While the move is likely to enrage female entrants to teaching who have yet to find permanent jobs, and could leave the Government open to charges of positive discrimination, the gender gap in teaching remains significant and stubborn.

The 2007 school census figures show that 93 per cent of primary teachers are women (although this drops to 83 per cent for heads); in secondary, 60 per cent of teachers are women compared to 52 per cent a decade ago.

Maureen Watt, the Schools Minister, announced the plan in response to a parliamentary question from the Conservative Highlands and Islands MSP Jamie McGrigor. He challenged the Government to explain how it planned to secure “a more balanced gender ratio in the education sector by exposing male pupils to relevant educational role models during their formative years, thus promoting a higher rate of male school leavers entering higher and further education”.

A Scottish Government spokesman said the teacher recruitment campaign would focus on attracting a more diverse intake. It was “of benefit to a child’s education to have a balance of both male and female points of view and interests”, he said.

However, the campaign is likely to reopen the debate over male primary teachers as role models for boys - an argument dismissed by some academics as “simplistic”.
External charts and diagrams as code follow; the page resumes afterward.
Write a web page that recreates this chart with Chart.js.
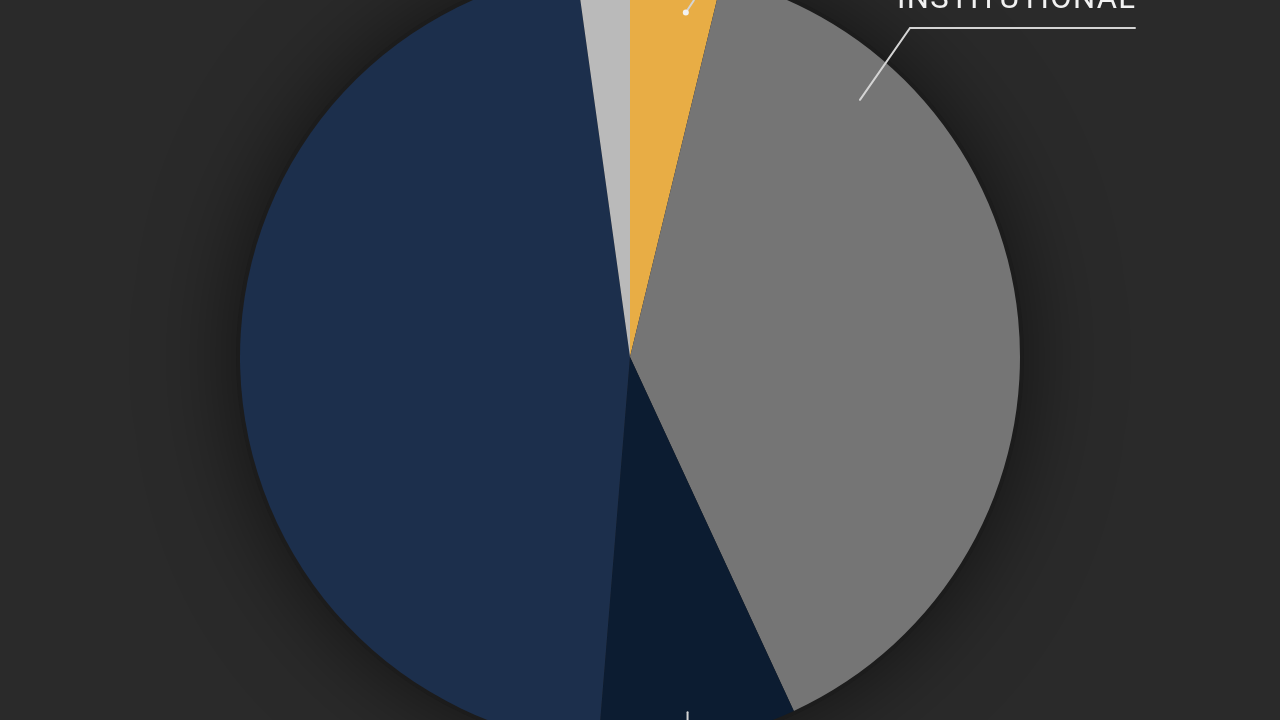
<!DOCTYPE html>
<html>
<head>
<meta charset="utf-8">
<script src="https://cdn.jsdelivr.net/npm/chart.js@4.4.1/dist/chart.umd.min.js"></script>
<style>
  html, body { margin:0; padding:0; background:#2a2a2a; overflow:hidden; }
  #wrap { position:relative; width:1280px; height:720px; }
</style>
</head>
<body>
<div id="wrap"><canvas id="pie"></canvas></div>
<script>
// slices clockwise from 12 o'clock, values in percent
const LABELS = ["Segment A", "INSTITUTIONAL", "Segment C", "Segment D", "Segment E"];
const VALUES = [3.8, 39.3, 8.2, 46.5, 2.2];
const COLORS = ["#e8ad45", "#757575", "#0c1c31", "#1c2f4c", "#bababa"];
const SHOWN_LABEL = "INSTITUTIONAL";

// soft dark shadow behind the pie
const shadowPlugin = {
  id: 'pieShadow',
  beforeDatasetsDraw(chart) {
    const arc = chart.getDatasetMeta(0).data[0];
    if (!arc) return;
    const ctx = chart.ctx;
    ctx.save();
    ctx.shadowColor = 'rgba(0,0,0,0.55)';
    ctx.shadowBlur = 90;
    ctx.fillStyle = '#1c1c1c';
    ctx.beginPath();
    ctx.arc(arc.x, arc.y, arc.outerRadius + 4, 0, Math.PI * 2);
    ctx.fill();
    ctx.restore();
  }
};

// leader lines + label
const calloutPlugin = {
  id: 'callouts',
  afterDatasetsDraw(chart) {
    const arc = chart.getDatasetMeta(0).data[0];
    if (!arc) return;
    const ctx = chart.ctx;
    const cx = arc.x, cy = arc.y;
    const polar = (deg, r) => {
      const a = (deg - 90) * Math.PI / 180;
      return [cx + r * Math.cos(a), cy + r * Math.sin(a)];
    };
    ctx.save();
    ctx.strokeStyle = '#d4d4d4';
    ctx.fillStyle = '#f2f2f2';
    ctx.lineWidth = 2;
    ctx.lineCap = 'round';

    // INSTITUTIONAL
    const p0 = polar(41.8, 345);
    const p1 = polar(40.4, 432);
    const endX = p1[0] + 225;
    ctx.beginPath();
    ctx.moveTo(p0[0], p0[1]);
    ctx.lineTo(p1[0], p1[1]);
    ctx.lineTo(endX, p1[1]);
    ctx.stroke();

    ctx.font = '400 31px Roboto, "DejaVu Sans", sans-serif';
    const natural = ctx.measureText(SHOWN_LABEL).width;
    const target = 238;
    ctx.letterSpacing = ((target - natural) / (SHOWN_LABEL.length - 1)).toFixed(2) + 'px';
    ctx.textAlign = 'left';
    ctx.textBaseline = 'alphabetic';
    ctx.fillText(SHOWN_LABEL, endX - target, p1[1] - 20);
    ctx.letterSpacing = '0px';

    // leader from the yellow slice running off the top
    const q0 = polar(9.2, 349);
    ctx.beginPath();
    ctx.moveTo(q0[0], q0[1]);
    ctx.lineTo(q0[0] + 8, q0[1] - 12);
    ctx.stroke();
    ctx.beginPath();
    ctx.arc(q0[0], q0[1], 3, 0, Math.PI * 2);
    ctx.fill();

    // leader from the navy slice running off the bottom
    const b0 = polar(170.8, 360);
    ctx.beginPath();
    ctx.moveTo(b0[0], b0[1]);
    ctx.lineTo(b0[0], b0[1] + 12);
    ctx.stroke();
    ctx.restore();
  }
};

function init() {
  const ctx = document.getElementById('pie').getContext('2d');
  new Chart(ctx, {
    type: 'pie',
    data: {
      labels: LABELS,
      datasets: [{
        data: VALUES,
        backgroundColor: COLORS,
        borderWidth: 0
      }]
    },
    options: {
      responsive: true,
      maintainAspectRatio: false,
      animation: false,
      radius: 390,
      layout: { padding: { left: 0, right: 20, top: 0, bottom: 6 } },
      plugins: {
        legend: { display: false },
        tooltip: { enabled: false }
      }
    },
    plugins: [shadowPlugin, calloutPlugin]
  });
}

window.addEventListener('DOMContentLoaded', init);
</script>
</body>
</html>
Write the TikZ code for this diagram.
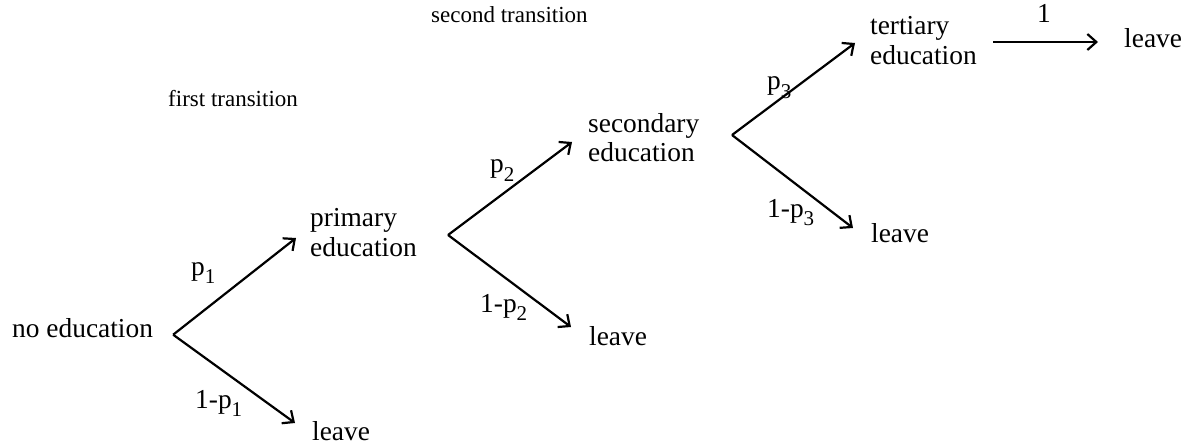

Irene Matier, president of the Association of Headteachers and Deputes in Scotland, said that, while the most important thing was the quality of the teacher, she felt that male primary teachers did act as good role models. They set a different tone in a school and challenged the assumption that only women could be in caring professions, she said. An absence of male role models in primary was “probably detrimental” to boys and maybe even girls, she added.

But Carole Ford, the new president of School Leaders Scotland, said male teachers had only a limited influence on the educational achievements of boys. “There has never been a high number of male teachers in primary schools, so it is difficult to see how this could be considered a significant factor in the current underachievement of boys,” she suggested.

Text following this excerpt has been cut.